* Problem details *
Leave the pictures out. Retype exactly the lines below from the one containing "Convert this chart" through the one containing "import * as", and no others.

* Start Dataset rows *

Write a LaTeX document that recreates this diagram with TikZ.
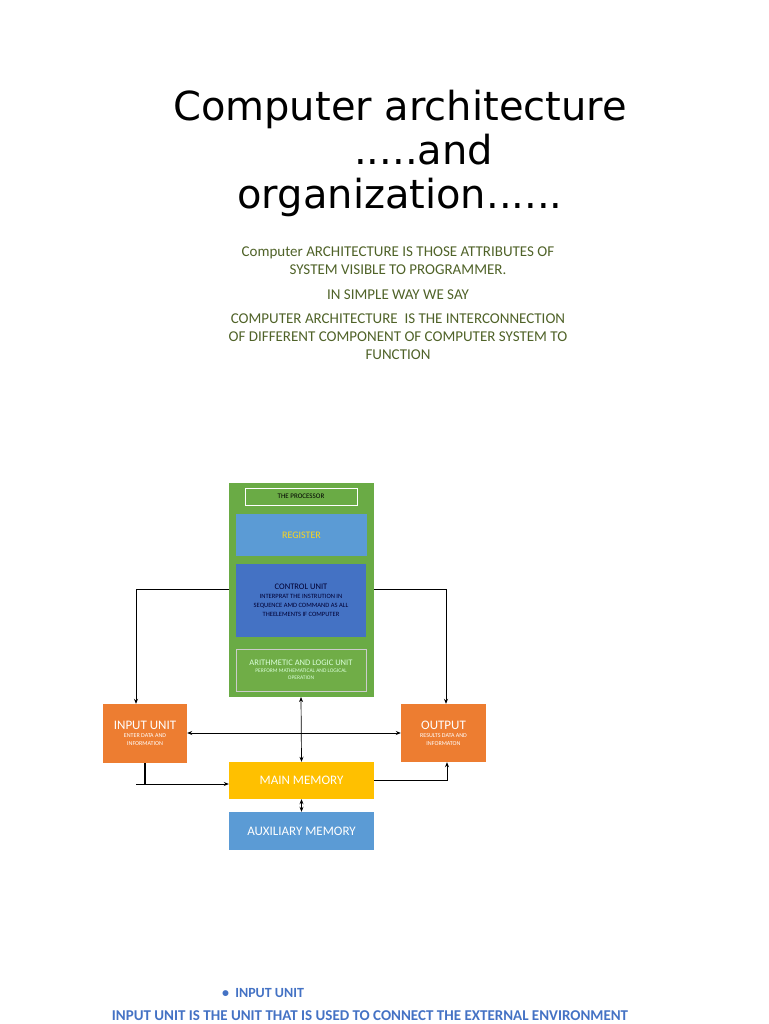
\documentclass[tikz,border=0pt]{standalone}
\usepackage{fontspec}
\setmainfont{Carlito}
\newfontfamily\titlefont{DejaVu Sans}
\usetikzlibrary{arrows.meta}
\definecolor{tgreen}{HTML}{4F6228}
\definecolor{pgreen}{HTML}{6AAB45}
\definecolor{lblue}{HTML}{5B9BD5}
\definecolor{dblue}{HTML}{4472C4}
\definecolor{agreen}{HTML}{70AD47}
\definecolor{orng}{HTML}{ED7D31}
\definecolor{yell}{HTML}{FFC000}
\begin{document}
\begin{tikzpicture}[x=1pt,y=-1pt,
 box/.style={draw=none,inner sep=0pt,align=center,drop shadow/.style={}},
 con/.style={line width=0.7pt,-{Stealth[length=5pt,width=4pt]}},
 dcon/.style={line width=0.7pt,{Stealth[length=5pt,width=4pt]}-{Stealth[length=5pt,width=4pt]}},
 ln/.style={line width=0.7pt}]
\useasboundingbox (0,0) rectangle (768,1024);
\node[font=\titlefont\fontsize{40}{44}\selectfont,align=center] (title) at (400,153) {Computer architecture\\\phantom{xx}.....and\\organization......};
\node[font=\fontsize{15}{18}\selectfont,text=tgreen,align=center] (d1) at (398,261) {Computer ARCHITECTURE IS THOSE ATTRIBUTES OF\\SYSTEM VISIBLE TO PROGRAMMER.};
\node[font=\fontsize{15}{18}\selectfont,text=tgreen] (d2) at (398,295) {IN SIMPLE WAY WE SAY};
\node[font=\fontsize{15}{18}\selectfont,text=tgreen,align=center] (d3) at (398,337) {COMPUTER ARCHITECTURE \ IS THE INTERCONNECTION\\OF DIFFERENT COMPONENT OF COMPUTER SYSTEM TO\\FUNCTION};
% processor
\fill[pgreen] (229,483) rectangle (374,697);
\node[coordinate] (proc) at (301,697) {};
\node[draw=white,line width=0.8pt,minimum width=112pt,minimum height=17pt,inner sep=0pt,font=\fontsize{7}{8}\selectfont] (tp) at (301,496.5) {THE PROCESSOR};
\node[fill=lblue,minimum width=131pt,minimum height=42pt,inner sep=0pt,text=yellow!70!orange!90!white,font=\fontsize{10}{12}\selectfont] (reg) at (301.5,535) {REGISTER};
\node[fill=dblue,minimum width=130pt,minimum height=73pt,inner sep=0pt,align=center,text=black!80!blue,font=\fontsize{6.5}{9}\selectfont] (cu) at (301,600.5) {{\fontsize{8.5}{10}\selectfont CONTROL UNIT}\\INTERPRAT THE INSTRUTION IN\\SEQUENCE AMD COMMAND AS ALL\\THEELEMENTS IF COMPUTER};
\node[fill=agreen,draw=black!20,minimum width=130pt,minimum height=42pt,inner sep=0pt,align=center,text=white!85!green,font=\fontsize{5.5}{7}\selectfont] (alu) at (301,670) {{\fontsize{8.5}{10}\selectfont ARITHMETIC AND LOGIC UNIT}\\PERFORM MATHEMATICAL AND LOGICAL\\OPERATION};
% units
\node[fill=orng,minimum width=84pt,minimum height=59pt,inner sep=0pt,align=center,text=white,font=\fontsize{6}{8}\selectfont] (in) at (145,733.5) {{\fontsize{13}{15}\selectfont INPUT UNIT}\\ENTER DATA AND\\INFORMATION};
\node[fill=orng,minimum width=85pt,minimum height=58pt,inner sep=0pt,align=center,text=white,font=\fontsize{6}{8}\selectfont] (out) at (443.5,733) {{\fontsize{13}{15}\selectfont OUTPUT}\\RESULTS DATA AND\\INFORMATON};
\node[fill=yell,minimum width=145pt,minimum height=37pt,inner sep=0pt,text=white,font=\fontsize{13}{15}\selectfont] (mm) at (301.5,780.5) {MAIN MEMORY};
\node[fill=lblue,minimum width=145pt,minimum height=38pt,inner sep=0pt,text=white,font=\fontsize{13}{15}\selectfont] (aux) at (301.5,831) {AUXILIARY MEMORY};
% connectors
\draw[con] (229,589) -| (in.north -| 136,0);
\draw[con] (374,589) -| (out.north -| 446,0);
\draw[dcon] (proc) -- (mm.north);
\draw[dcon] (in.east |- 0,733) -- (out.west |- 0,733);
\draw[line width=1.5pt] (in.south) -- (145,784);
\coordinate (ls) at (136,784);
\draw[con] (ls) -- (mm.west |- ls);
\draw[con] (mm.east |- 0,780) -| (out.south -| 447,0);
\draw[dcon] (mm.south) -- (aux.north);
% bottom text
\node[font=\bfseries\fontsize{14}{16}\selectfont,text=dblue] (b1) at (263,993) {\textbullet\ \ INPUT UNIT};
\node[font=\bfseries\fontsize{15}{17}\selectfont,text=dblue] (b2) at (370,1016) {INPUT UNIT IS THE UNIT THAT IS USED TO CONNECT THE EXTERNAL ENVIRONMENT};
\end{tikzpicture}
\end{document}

* End Dataset rows *
* Start Dataset rows *

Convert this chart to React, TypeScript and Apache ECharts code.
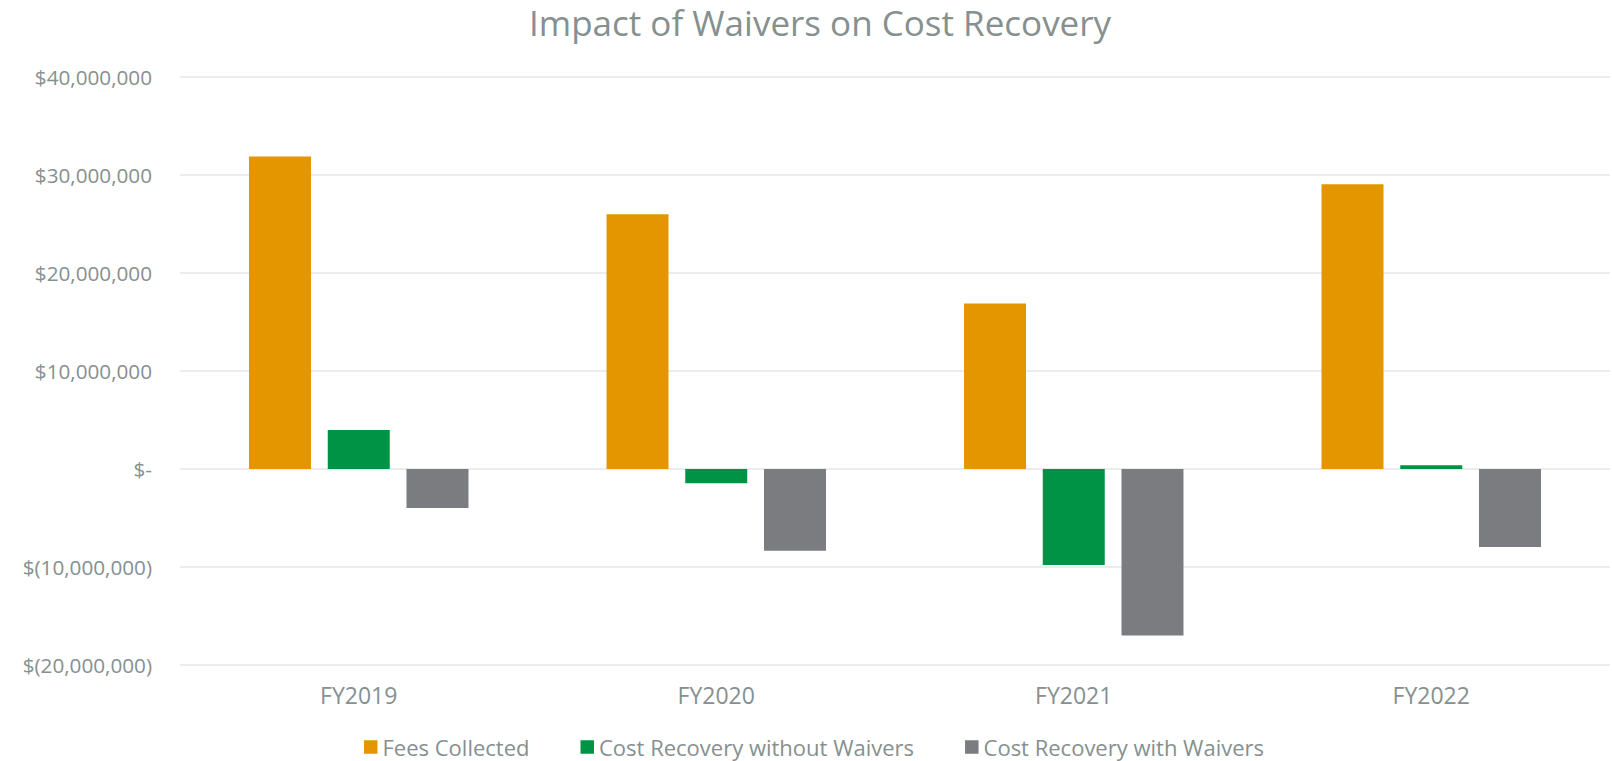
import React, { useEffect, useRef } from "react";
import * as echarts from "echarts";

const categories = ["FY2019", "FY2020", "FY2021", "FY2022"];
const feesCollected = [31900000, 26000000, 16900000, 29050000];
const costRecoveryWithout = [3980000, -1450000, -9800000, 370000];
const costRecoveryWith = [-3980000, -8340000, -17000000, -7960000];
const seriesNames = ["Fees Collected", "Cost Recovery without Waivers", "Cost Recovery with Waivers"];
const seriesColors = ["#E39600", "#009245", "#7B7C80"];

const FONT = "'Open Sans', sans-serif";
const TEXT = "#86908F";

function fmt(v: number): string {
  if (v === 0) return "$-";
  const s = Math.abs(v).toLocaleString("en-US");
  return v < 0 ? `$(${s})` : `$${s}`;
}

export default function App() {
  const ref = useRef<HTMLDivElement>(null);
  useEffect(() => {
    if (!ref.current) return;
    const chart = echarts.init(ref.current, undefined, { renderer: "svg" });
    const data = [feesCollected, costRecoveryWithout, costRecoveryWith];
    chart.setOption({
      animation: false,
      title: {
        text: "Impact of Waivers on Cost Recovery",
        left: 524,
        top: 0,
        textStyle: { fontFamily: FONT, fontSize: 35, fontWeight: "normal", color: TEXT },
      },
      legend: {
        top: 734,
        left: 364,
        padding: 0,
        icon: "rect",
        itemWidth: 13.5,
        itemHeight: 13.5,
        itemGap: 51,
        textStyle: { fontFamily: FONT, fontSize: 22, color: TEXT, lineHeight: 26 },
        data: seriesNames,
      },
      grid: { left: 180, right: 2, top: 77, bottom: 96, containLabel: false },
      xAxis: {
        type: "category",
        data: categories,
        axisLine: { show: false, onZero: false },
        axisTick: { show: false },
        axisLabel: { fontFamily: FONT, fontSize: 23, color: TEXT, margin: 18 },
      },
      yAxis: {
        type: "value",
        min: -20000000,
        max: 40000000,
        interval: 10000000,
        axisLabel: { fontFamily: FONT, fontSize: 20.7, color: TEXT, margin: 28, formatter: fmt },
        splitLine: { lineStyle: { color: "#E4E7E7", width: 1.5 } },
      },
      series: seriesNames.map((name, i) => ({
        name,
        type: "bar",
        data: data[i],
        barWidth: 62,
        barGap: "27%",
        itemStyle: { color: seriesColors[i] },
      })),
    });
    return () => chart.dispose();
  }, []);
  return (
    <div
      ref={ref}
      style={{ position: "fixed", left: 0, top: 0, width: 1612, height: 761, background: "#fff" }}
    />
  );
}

* End Dataset rows *
* Start Dataset rows *

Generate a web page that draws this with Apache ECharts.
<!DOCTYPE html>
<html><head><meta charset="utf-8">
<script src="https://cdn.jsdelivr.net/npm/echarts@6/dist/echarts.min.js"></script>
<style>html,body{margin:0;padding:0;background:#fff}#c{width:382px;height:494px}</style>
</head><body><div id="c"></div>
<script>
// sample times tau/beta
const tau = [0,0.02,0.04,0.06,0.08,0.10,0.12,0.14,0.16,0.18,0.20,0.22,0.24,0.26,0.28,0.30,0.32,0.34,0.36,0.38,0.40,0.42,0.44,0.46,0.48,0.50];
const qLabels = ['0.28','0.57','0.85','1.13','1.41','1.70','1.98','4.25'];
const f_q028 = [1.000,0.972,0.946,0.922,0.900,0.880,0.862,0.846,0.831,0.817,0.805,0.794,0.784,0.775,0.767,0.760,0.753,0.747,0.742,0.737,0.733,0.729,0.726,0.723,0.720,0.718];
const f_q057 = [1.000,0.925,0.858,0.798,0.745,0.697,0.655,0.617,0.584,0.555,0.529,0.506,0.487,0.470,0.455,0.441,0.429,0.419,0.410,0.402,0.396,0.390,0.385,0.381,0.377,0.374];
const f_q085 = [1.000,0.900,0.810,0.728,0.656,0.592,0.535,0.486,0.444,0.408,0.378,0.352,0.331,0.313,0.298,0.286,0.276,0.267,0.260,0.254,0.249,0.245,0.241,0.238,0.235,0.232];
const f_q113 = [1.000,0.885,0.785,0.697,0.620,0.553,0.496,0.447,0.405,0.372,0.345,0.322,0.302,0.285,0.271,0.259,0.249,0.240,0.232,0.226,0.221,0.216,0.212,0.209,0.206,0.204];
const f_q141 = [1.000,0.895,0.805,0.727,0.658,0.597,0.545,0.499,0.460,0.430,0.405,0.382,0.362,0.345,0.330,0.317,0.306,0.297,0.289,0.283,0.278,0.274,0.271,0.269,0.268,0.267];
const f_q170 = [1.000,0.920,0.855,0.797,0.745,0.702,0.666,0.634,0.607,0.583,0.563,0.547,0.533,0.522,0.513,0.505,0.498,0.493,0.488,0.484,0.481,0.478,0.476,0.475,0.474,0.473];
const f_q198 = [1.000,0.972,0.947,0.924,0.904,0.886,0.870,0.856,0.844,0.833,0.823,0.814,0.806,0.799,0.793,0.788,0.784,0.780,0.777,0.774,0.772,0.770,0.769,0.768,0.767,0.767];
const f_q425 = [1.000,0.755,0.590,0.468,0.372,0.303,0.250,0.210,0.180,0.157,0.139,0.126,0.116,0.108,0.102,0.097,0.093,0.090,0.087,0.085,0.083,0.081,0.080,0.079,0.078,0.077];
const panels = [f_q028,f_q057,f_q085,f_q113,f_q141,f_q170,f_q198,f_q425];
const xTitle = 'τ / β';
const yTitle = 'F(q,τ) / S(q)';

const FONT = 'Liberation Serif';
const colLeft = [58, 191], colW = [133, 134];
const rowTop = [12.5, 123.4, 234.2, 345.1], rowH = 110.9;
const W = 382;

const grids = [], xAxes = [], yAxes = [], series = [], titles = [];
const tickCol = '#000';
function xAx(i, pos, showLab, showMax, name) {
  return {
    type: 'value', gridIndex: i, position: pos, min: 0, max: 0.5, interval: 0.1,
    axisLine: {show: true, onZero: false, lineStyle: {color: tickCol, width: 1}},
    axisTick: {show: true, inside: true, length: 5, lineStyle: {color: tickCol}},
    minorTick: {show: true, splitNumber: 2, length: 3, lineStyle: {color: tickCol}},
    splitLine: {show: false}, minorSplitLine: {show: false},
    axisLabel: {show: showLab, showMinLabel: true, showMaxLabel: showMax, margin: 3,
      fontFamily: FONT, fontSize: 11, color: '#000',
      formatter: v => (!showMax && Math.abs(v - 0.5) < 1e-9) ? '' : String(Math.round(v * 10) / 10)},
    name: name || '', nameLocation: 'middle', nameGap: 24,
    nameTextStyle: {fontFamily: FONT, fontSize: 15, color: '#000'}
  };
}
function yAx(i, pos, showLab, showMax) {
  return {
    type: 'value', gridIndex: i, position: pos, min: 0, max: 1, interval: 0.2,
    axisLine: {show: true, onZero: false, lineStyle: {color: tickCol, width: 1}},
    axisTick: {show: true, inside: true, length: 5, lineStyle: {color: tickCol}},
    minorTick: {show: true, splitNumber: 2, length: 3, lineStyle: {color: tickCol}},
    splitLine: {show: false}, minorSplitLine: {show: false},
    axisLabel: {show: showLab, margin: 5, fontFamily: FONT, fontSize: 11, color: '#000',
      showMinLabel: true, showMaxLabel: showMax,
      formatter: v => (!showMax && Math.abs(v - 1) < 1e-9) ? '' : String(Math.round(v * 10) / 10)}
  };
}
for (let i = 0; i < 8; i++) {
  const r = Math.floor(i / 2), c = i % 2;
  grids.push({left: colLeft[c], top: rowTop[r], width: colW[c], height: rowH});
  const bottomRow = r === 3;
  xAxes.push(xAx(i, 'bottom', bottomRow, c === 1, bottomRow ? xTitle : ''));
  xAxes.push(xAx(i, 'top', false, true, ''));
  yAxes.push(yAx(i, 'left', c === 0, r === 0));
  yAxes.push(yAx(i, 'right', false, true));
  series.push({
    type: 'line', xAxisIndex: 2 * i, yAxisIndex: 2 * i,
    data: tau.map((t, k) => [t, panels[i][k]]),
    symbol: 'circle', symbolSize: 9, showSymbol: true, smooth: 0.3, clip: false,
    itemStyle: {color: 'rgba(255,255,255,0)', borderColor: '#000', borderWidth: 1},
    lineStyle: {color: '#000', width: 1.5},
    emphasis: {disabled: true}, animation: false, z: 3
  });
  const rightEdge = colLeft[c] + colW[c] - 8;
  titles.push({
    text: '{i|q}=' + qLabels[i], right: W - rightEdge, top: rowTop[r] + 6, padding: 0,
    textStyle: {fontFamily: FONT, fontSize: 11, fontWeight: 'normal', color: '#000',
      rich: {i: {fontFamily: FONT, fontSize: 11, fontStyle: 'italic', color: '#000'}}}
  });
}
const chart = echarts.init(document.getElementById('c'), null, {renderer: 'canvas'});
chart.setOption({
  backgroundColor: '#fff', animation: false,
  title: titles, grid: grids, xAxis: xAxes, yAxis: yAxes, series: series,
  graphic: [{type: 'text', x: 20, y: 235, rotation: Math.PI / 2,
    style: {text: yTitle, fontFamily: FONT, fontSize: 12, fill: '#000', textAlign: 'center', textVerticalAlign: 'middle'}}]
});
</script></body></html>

* End Dataset rows *

* Result of the exercise *
Convert this chart to React, TypeScript and Apache ECharts code.
import React, { useEffect, useRef } from "react";
import * as echarts from "echarts";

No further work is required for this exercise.